Nice words, even if it is hard to see a direct relationship between Sunday night's game against the Cowboys and the destruction of the World Trade Center no matter how hard the NFL tries to suggest otherwise.
The funny thing about Ryan's comments is that they would sound just as relevant if the game was being played on Sept. 13.
There's the fact that the game is against the Cowboys and a defense coached by Rex's twin brother Rob. Buddy Ryan is putting off cancer surgery so that he can watch his boys butt heads on the field, a backstory that certainly provides the kind of extra incentive that would make the Jets coach reach for the hyperbole button.
Then there's Rob's decision to make the first confirmation of Rex's appearance in those foot fetish videos that surfaced last season. Rob was asked about them on Monday and seemed to either forget or intentionall violate his brother's request that they be treated as a private, personal matter.
"Aw hell who cares," Rob Ryan said. "Believe me, everybody has whatever screwed up thing going on. I don't care. I'm sure you do, and everybody else that points fingers. Who cares? Everybody has a life off the field. Who gives a crap? I'm sure I'm worse than he is. So big deal. Naw, I mean hell, he is a little freaky I guess. Hell, I don't know. I like everything about my wife. She got great feet, too. She got everything nice. What the hell."
Who knew that Rex was actually the shrinking violet of the Ryan clan? But even the familial angle, ripe though it is, would be unnecessary for this to be one of the more pressured games of Rex's career.
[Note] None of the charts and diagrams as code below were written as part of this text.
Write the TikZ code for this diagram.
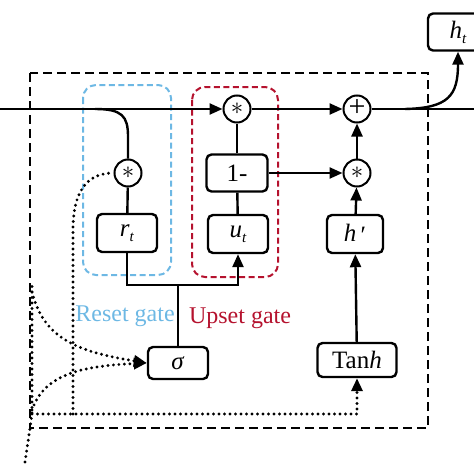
\documentclass[tikz,border=0pt]{standalone}
\usepackage{fontspec}
\setmainfont{Liberation Serif}
\usepackage{xcolor}
\usepackage{tikz}
\usetikzlibrary{positioning, arrows.meta, calc}
\definecolor{resetblue}{HTML}{6DB8E4}
\definecolor{upsetred}{HTML}{B5122E}

\tikzset{
  gatebox/.style={draw, line width=2.4pt, rounded corners=5pt, inner sep=0pt,
                  minimum width=60pt, minimum height=38pt, font=\fontsize{25}{28}\selectfont},
  opnode/.style={draw, circle, line width=2pt, inner sep=0pt, minimum size=27pt,
                 font=\fontsize{30}{30}\selectfont},
  flow/.style={line width=2.4pt},
  arr/.style={flow, -{Triangle[length=13pt,width=11pt]}},
  inflow/.style={line width=3.2pt, line cap=round, dash pattern=on 0pt off 5.5pt},
  inarr/.style={inflow, -{Triangle[length=13pt,width=11pt]}},
  gatearea/.style={line width=2pt, rounded corners=13pt, dash pattern=on 6pt off 3.5pt},
}

\begin{document}
\begin{tikzpicture}[x=1pt, y=-1pt]
    \useasboundingbox (0,0) rectangle (474,474);

    % cell border and gate areas
    \draw[line width=2.6pt, dash pattern=on 9pt off 5pt] (30,73) rectangle (428,428);
    \draw[gatearea, resetblue] (83,85) rectangle (171,275);
    \draw[gatearea, upsetred] (192,87) rectangle (278,277);

    % operators
    \node[opnode] (rs) at (128,173) {$\ast$};
    \node[opnode] (us) at (237,109) {$\ast$};
    \node[opnode] (plus) at (357,109) {\raisebox{1pt}{+}};
    \node[opnode] (ms) at (357,173) {$\ast$};

    % boxes
    \node[gatebox] (rt) at (127,233) {\textit{r}\raisebox{-5pt}{\fontsize{15}{15}\selectfont\textit{t}}};
    \node[gatebox] (ut) at (238,234) {\textit{u}\raisebox{-5pt}{\fontsize{15}{15}\selectfont\textit{t}}};
    \node[gatebox, minimum width=61pt, minimum height=37pt] (one) at (237,173) {1-};
    \node[gatebox, minimum width=56pt] (hp) at (355,234) {\textit{h}\,\raisebox{-2pt}{′}};
    \node[gatebox, minimum height=32pt] (sg) at (178,363) {\textit{σ}};
    \node[gatebox, minimum width=79pt, minimum height=34pt] (tanh) at (357,360) {Tan\textit{h}};
    \node[gatebox, minimum height=37pt] (ht) at (458,32) {\textit{h}\raisebox{-5pt}{\fontsize{15}{15}\selectfont\textit{t}}};

    % gate labels
    \node[text=resetblue, font=\fontsize{24}{28}\selectfont] (rlab) at (125,316) {Reset gate};
    \node[text=upsetred, font=\fontsize{24}{28}\selectfont] (ulab) at (240,318) {Upset gate};

    % hidden state flow
    \coordinate (hin) at (0,109);
    \coordinate (split) at (95,109);
    \coordinate (hout) at (474,109);
    \coordinate (rise) at (405,109);
    \coordinate (gj) at (178,285);
    \draw[arr] (hin) -- (us);
    \draw[flow] (split) .. controls (122,109) and (128,116) .. ($(rs.north)+(0,-22)$) -- (rs.north);
    \draw[flow] (rs) -- (rt);
    \draw[arr] (rt.south) |- (gj) -| (ut.south);
    \draw[flow] (sg.north) -- (gj);
    \draw[flow] (ut) -- (one);
    \draw[flow] (one) -- (us);
    \draw[arr] (one) -- (ms);
    \draw[arr] (us) -- (plus);
    \draw[arr] (ms) -- (plus);
    \draw[arr] (hp) -- (ms);
    \draw[arr] (tanh) -- (hp);
    \draw[flow] (plus) -- (hout);
    \draw[arr] (rise) .. controls (448,108) and (458,96) .. (ht.south);

    % input flow
    \coordinate (xin) at (25,462);
    \coordinate (xlow) at (32,414);
    \coordinate (xtop) at (32,285);
    \coordinate (xmid) at (73,414);
    \draw[inflow] (xin) -- (30,428) -- (xlow) -- (xtop);
    \draw[inarr] (32,292) .. controls (44,340) and (80,352) .. (sg.west);
    \draw[inarr] (32,410) .. controls (44,375) and (80,366) .. (sg.west);
    \draw[inarr] (xlow) -| (tanh.south);
    \draw[inflow] (xmid) -- (73,230) .. controls (73,185) and (92,173) .. (rs.west);
\end{tikzpicture}
\end{document}
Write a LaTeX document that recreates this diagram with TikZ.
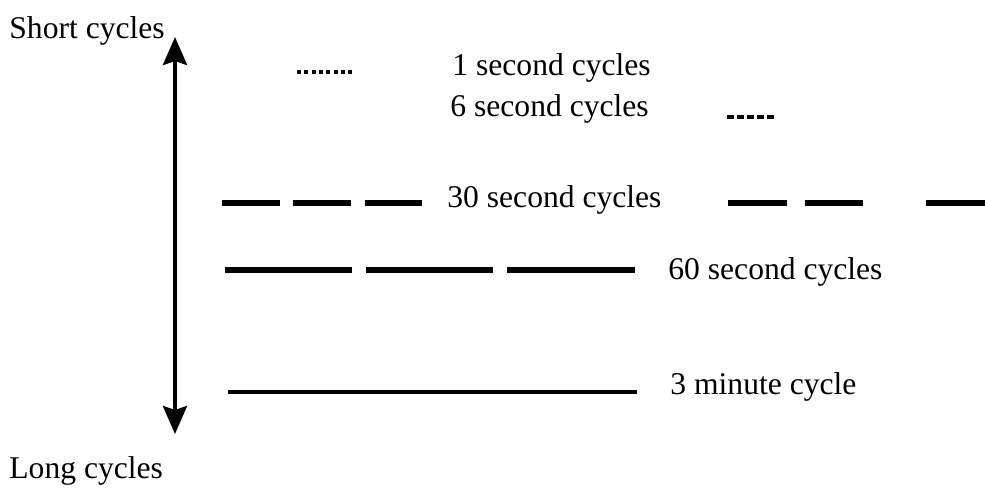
\documentclass[tikz,border=0pt]{standalone}
\usepackage{fontspec}
\setmainfont{Liberation Serif}
\usetikzlibrary{arrows.meta}
\begin{document}
\begin{tikzpicture}[x=0.5pt,y=-0.5pt,
  lbl/.style={anchor=base west,inner sep=0pt,font=\fontsize{15.8}{18}\selectfont},
  axis/.style={line width=2pt,{Stealth[length=14pt,width=12pt,inset=2pt]}-{Stealth[length=14pt,width=12pt,inset=2pt]}},
  bar/.style={line width=2.7pt},
  thinbar/.style={line width=2.2pt},
  dotbar/.style={line width=2pt,dash pattern=on 2pt off 1.65pt},
  dashbar/.style={line width=2pt,dash pattern=on 3.5pt off 1.5pt}]
\useasboundingbox (0,0) rectangle (985,496);

% axis labels and double-headed axis
\node[lbl] (short) at (9,39) {Short cycles};
\node[lbl] (long) at (9,479) {Long cycles};
\coordinate (top) at (175,37);
\coordinate (bot) at (175,434);
\draw[axis] (bot) -- (top);

% cycle labels
\node[lbl] (c1) at (452,76) {1 second cycles};
\node[lbl] (c6) at (450,117) {6 second cycles};
\node[lbl] (c30) at (447,208) {30 second cycles};
\node[lbl] (c60) at (668,280) {60 second cycles};
\node[lbl] (c3m) at (670,394) {3 minute cycle};

% 1 second cycles
\draw[dotbar] (297,72) -- (353,72);
% 6 second cycles
\draw[dashbar] (727,117) -- (776,117);
% 30 second cycles
\foreach \a/\b in {222/280,293/351,365/422,728/787,805/863,926/985}
  \draw[bar] (\a,203) -- (\b,203);
% 60 second cycles
\foreach \a/\b in {225/352,366/493,507/635}
  \draw[bar] (\a,270) -- (\b,270);
% 3 minute cycle
\draw[thinbar] (228,392) -- (637,392);
\end{tikzpicture}
\end{document}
The combination of Rex's bravado and the team's success over the last two seasons have set the bar incredibly high for the Jets and Sunday night offers the first chance to see how close they are to reaching or surpassing it.
As always, Rex has predicted the Super Bowl, throwing in talk of playing at home come the postseason this year as well, and that means he doesn't get any time to ease into the season.
The Jets need to show offensive growth against the Cowboys, they need to show that they made the right calls on personnel and Rex needs to show that he's capable of smoothing out the remaining rough edges of a team that underperformed too often in the last two regular seasons.
Any negative signs on any of those fronts will bring out the long knives and make Rex even more uncomfortable than he must have been when he heard his brother calling him freaky.
This might well be the most pressure Rex has ever felt when coaching a game, but the chances are just as good that the record will be broken before the season is out.